Advanced Modeling and Future Directions
While the calculator implements the basic ideal gas comparison, research continues to push compressibility analysis forward. Quantum-scale simulations help identify molecular interactions in hydrogen storage or helium-neon mixtures for lasers. Carbon capture programs rely on complex caloric equations of state, and these require reference data from academic institutions such as University of Wisconsin–Madison to validate models. Engineers also leverage neural networks trained on pressure-volume-temperature datasets to estimate Z across wide ranges without solving cubic polynomials. These models ingest critical properties, acentric factors, and even vibrational modes to produce high-fidelity predictions.
Nevertheless, real-world process control still depends on straightforward calculations. During commissioning, operators often run a manual Z calculation to verify sensor integration. Engineers create lookup charts of Z versus pressure at constant temperature so that technicians can cross-check field readings. The chart generated by this page mimics those reference graphs by plotting how the calculated Z might change if the pressure drifts ±50% from the measured value. Such visual intuition gives teams the confidence to extrapolate behavior between calibration runs and identify when an unexpected spike may warrant a shutdown.

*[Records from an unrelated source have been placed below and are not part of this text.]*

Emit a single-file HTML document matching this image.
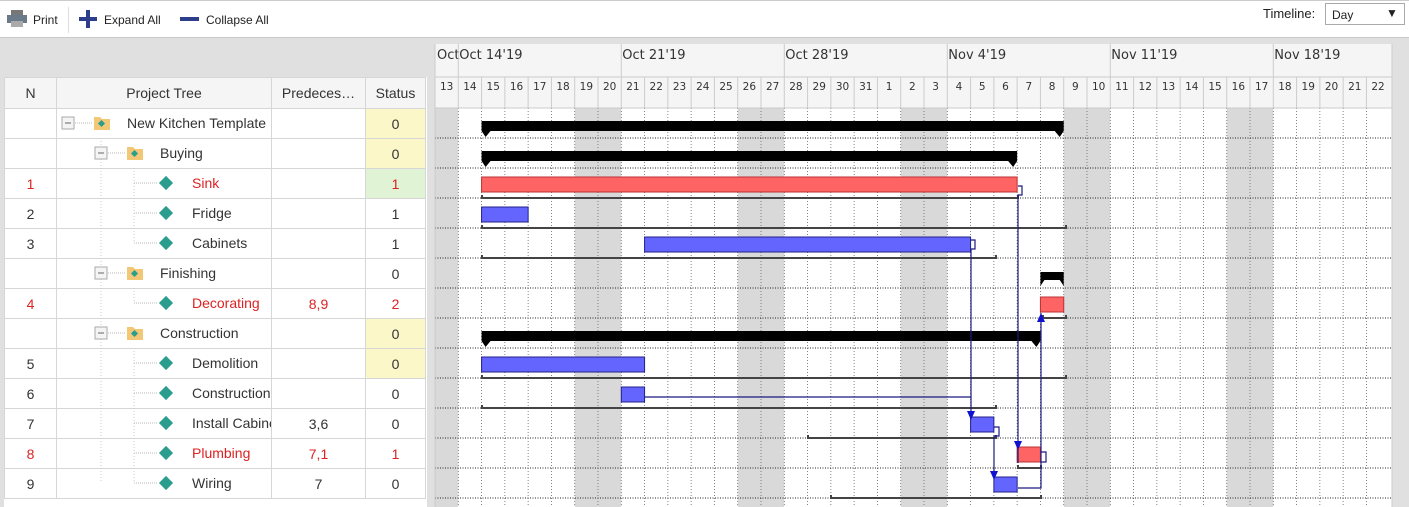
<!DOCTYPE html>
<html><head><meta charset="utf-8"><style>
html,body{margin:0;width:1409px;height:507px;overflow:hidden}
body{background:#e0e0e0;font-family:"Liberation Sans",sans-serif;position:relative}
#tb{position:absolute;left:0;top:0;width:1409px;height:36px;background:#fff;border-top:1px solid #ccc;border-bottom:1px solid #c8c8c8;font-size:12px;color:#222}
.t{position:absolute;white-space:nowrap}
#grid{position:absolute;left:4px;top:77px;width:423px;height:430px;background:#fff;overflow:hidden}
table{border-collapse:collapse;font-size:14px;color:#333;table-layout:fixed}
td,th{border:1px solid #d6d6d6;height:29px;padding:0;text-align:center;white-space:nowrap;overflow:hidden}
th{font-weight:normal;background:#f5f5f5;height:30px}
.r{color:#d22}
.y{background:#fbf7c9}.g{background:#e0f3d4}
</style></head><body>
<div id="tb">
<svg class="t" style="left:7px;top:9px" width="20" height="18"><rect x="4" y="0" width="12" height="5" fill="#777"/><rect x="0" y="5" width="20" height="8" fill="#6a7a88"/><rect x="4" y="11" width="12" height="6" fill="#aaa"/></svg>
<span class="t" style="left:33px;top:12px">Print</span>
<div class="t" style="left:68px;top:6px;width:1px;height:26px;background:#ddd"></div>
<svg class="t" style="left:79px;top:9px" width="18" height="18"><rect x="7" y="0" width="4" height="18" fill="#2c3e8c"/><rect x="0" y="7" width="18" height="4" fill="#2c3e8c"/></svg>
<span class="t" style="left:104px;top:12px">Expand All</span>
<svg class="t" style="left:180px;top:16px" width="19" height="4"><rect width="19" height="4" fill="#2c3e8c"/></svg>
<span class="t" style="left:206px;top:12px">Collapse All</span>
<span class="t" style="left:1263px;top:5px;font-size:13px">Timeline:</span>
<div class="t" style="left:1325px;top:2px;width:78px;height:20px;border:1px solid #aaa;background:#fff;font-size:12px"><span style="position:absolute;left:6px;top:4px">Day</span><span style="position:absolute;left:60px;top:2px;font-size:12px">▼</span></div>
</div>
<div id="grid"><table>
<colgroup><col style="width:52px"><col style="width:215px"><col style="width:94px"><col style="width:60px"></colgroup>
<tr><th>N</th><th>Project Tree</th><th>Predeces…</th><th>Status</th></tr>
<tr><td></td><td></td><td></td><td class="y">0</td></tr>
<tr><td></td><td></td><td></td><td class="y">0</td></tr>
<tr><td class="r">1</td><td></td><td></td><td class="g r">1</td></tr>
<tr><td>2</td><td></td><td></td><td>1</td></tr>
<tr><td>3</td><td></td><td></td><td>1</td></tr>
<tr><td></td><td></td><td></td><td>0</td></tr>
<tr><td class="r">4</td><td></td><td class="r">8,9</td><td class="r">2</td></tr>
<tr><td></td><td></td><td></td><td class="y">0</td></tr>
<tr><td>5</td><td></td><td></td><td class="y">0</td></tr>
<tr><td>6</td><td></td><td></td><td>0</td></tr>
<tr><td>7</td><td></td><td>3,6</td><td>0</td></tr>
<tr><td class="r">8</td><td></td><td class="r">7,1</td><td class="r">1</td></tr>
<tr><td>9</td><td></td><td>7</td><td>0</td></tr>
</table></div>
<svg id="treeSvg" style="position:absolute;left:0;top:0" width="430" height="507"><defs><clipPath id="cp"><rect x="58" y="108" width="213" height="400"/></clipPath></defs><g id="tg" clip-path="url(#cp)"></g></svg>
<svg id="g" style="position:absolute;left:0;top:0" width="1409" height="507"></svg>
<script>
const NS='http://www.w3.org/2000/svg';
function el(p,t,a,txt){const e=document.createElementNS(NS,t);for(const k in a)e.setAttribute(k,a[k]);if(txt!=null)e.textContent=txt;p.appendChild(e);return e;}
const T=document.getElementById('tg');
const items=[[0,'New Kitchen Template',1,0],[1,'Buying',1,0],[2,'Sink',0,1],[2,'Fridge',0,0],[2,'Cabinets',0,0],[1,'Finishing',1,0],[2,'Decorating',0,1],[1,'Construction',1,0],[2,'Demolition',0,0],[2,'Construction',0,0],[2,'Install Cabinets',0,0],[2,'Plumbing',0,1],[2,'Wiring',0,0]];
el(T,'line',{x1:101,y1:138,x2:101,y2:483,stroke:'#ccc','stroke-dasharray':'1,2'});
el(T,'line',{x1:134,y1:168,x2:134,y2:243,stroke:'#ccc','stroke-dasharray':'1,2'});
el(T,'line',{x1:134,y1:288,x2:134,y2:303,stroke:'#ccc','stroke-dasharray':'1,2'});
el(T,'line',{x1:134,y1:348,x2:134,y2:483,stroke:'#ccc','stroke-dasharray':'1,2'});
items.forEach((it,i)=>{const cy=123+i*30;const lv=it[0];
 if(it[2]){const bx=62+lv*33;el(T,'rect',{x:bx,y:cy-6,width:12,height:12,fill:'#f4f4f4',stroke:'#aaa'});el(T,'line',{x1:bx+3,y1:cy,x2:bx+9,y2:cy,stroke:'#666'});
  el(T,'line',{x1:bx+13,y1:cy,x2:bx+30,y2:cy,stroke:'#bbb','stroke-dasharray':'1,1'});
  el(T,'path',{d:`M${bx+32} ${cy-6}h6l2 2h8v11h-16z`,fill:'#f2c877'});el(T,'rect',{x:bx+37,y:cy-2,width:5,height:5,fill:'#2a9d8f',transform:`rotate(45 ${bx+39.5} ${cy+0.5})`});
  el(T,'text',{x:bx+65,y:cy+5,'font-size':14,fill:'#333','font-family':'Liberation Sans'},it[1]);}
 else{el(T,'line',{x1:134,y1:cy,x2:158,y2:cy,stroke:'#bbb','stroke-dasharray':'1,1'});
  el(T,'rect',{x:161,y:cy-5,width:10,height:10,fill:'#2a9d8f',transform:`rotate(45 166 ${cy})`});
  el(T,'text',{x:192,y:cy+5,'font-size':14,fill:it[3]?'#d22':'#333','font-family':'Liberation Sans'},it[1]);}
});
const G=document.getElementById('g');const X0=435,D=163/7,R=1392;
el(G,'rect',{x:X0,y:44,width:R-X0,height:463,fill:'#fff'});
el(G,'rect',{x:X0,y:44,width:R-X0,height:64,fill:'#f5f5f5'});
const lab=[];for(let d=13;d<=31;d++)lab.push(d);for(let d=1;d<=22;d++)lab.push(d);
lab.forEach((d,i)=>{const x=X0+i*D;const dow=i%7;
 if(dow==0||dow==6)el(G,'rect',{x:x,y:108,width:D,height:399,fill:'#d9d9d9'});
 el(G,'text',{x:x+D/2,y:90,fill:'#333','text-anchor':'middle','font-family':'DejaVu Sans','font-size':10.5},d);
 el(G,'line',{x1:x,y1:77,x2:x,y2:108,stroke:'#ccc'});
 if(i>0)el(G,'line',{x1:x,y1:108,x2:x,y2:507,stroke:'#666','stroke-dasharray':'1,2','stroke-width':0.8});
});
for(let r=0;r<14;r++)el(G,'line',{x1:X0,y1:138+r*30,x2:R,y2:138+r*30,stroke:'#222','stroke-dasharray':'1,1.5','stroke-width':1});
el(G,'line',{x1:X0,y1:77,x2:R,y2:77,stroke:'#ccc'});el(G,'line',{x1:X0,y1:108,x2:R,y2:108,stroke:'#ccc'});
el(G,'text',{x:437,y:59,'font-size':13,fill:'#333','font-family':'DejaVu Sans'},'Oct');
['Oct 14\'19','Oct 21\'19','Oct 28\'19','Nov 4\'19','Nov 11\'19','Nov 18\'19'].forEach((t,k)=>{const x=X0+(1+7*k)*D;el(G,'line',{x1:x,y1:44,x2:x,y2:77,stroke:'#ccc'});el(G,'text',{x:x+1,y:59,'font-size':13,fill:'#333','font-family':'DejaVu Sans'},t);});
el(G,'line',{x1:X0,y1:44,x2:X0,y2:507,stroke:'#ccc'});el(G,'line',{x1:R,y1:44,x2:R,y2:507,stroke:'#ccc'});
const xd=i=>X0+i*D;
function summ(a,b,y){el(G,'path',{d:`M${xd(a)} ${y}h${xd(b)-xd(a)}v10l-4 6l-5 -6h${-(xd(b)-xd(a)-18)}l-5 6l-4 -6z`,fill:'#000'});}
summ(2,27,121);summ(2,25,151);summ(2,26,331);
el(G,'path',{d:`M${xd(26)} 272h${D}v14l-4-6h${-(D-8)}l-4 6z`,fill:'#000'});
function bar(a,b,row,c){el(G,'rect',{x:xd(a),y:117+row*30,width:xd(b)-xd(a),height:15,fill:c=='r'?'#ff6464':'#6464ff',stroke:c=='r'?'#b33':'#22228a'});}
function bl(a,b,row){const y=138+row*30;el(G,'path',{d:`M${a} ${y-3}v3h${b-a}v-3`,stroke:'#444',fill:'none','stroke-width':2});}
bar(2,25,2,'r');bar(2,4,3);bar(9,23,4);bar(26,27,6,'r');bar(2,9,8);bar(8,9,9);bar(23,24,10);bar(25,26,11,'r');bar(24,25,12);
bl(482,1018,2);bl(482,1066,3);bl(482,996,4);bl(1043,1066,6);bl(482,1066,8);bl(482,996,9);bl(808,996,10);bl(1018,1041,11);bl(831,1041,12);
const B='#1a1a80';function ln(d){el(G,'path',{d:d,stroke:B,fill:'none','stroke-width':1.2});}
function arD(x,y){el(G,'path',{d:`M${x-4} ${y-9}h8l-4 9z`,fill:'#1010d0'});}
function arU(x,y){el(G,'path',{d:`M${x-4} ${y+9}h8l-4-9z`,fill:'#1010d0'});}
ln('M1018 186h4v9h-4v268');arD(1018,450);
ln('M971 240h4v9h-4v162');arD(971,420);
ln('M645 397h326');
ln('M994 427h5v9h-5v36');arD(994,480);
ln('M1041 452h5v10h-5');ln('M1018 488h23v-175');arU(1041,313);
el(G,'rect',{x:R+1,y:44,width:17,height:463,fill:'#e0e0e0'});
</script>
</body></html>
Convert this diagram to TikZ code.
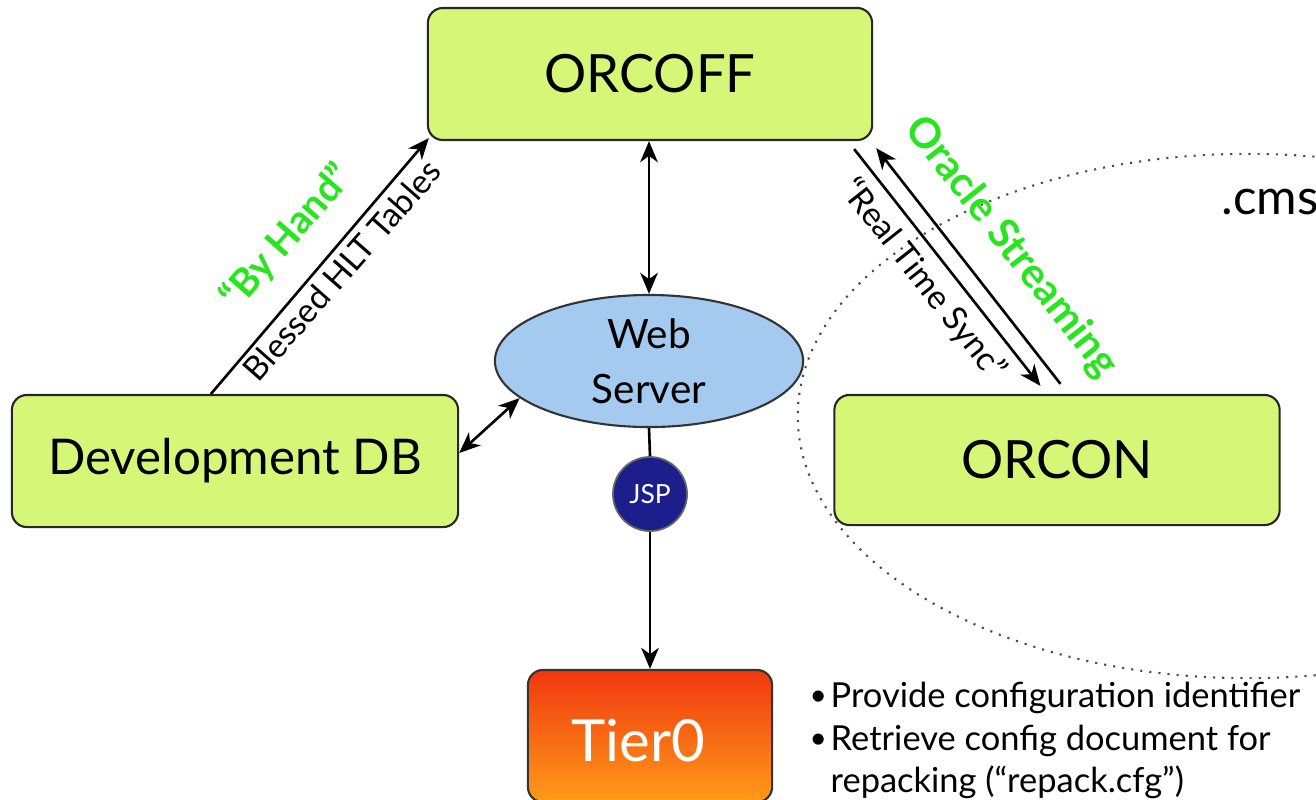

Looking ahead, digital twins of industrial facilities will likely embed compressibility factor solvers that use live data streams from instrumentation. They will combine direct calculation with machine-learning-based corrections informed by lab data. Yet, the core equation remains unchanged: PV divided by nRT. Mastering the fundamentals today ensures you can interrogate sophisticated tools tomorrow, determine whether they align with physical laws, and make sound engineering decisions under pressure.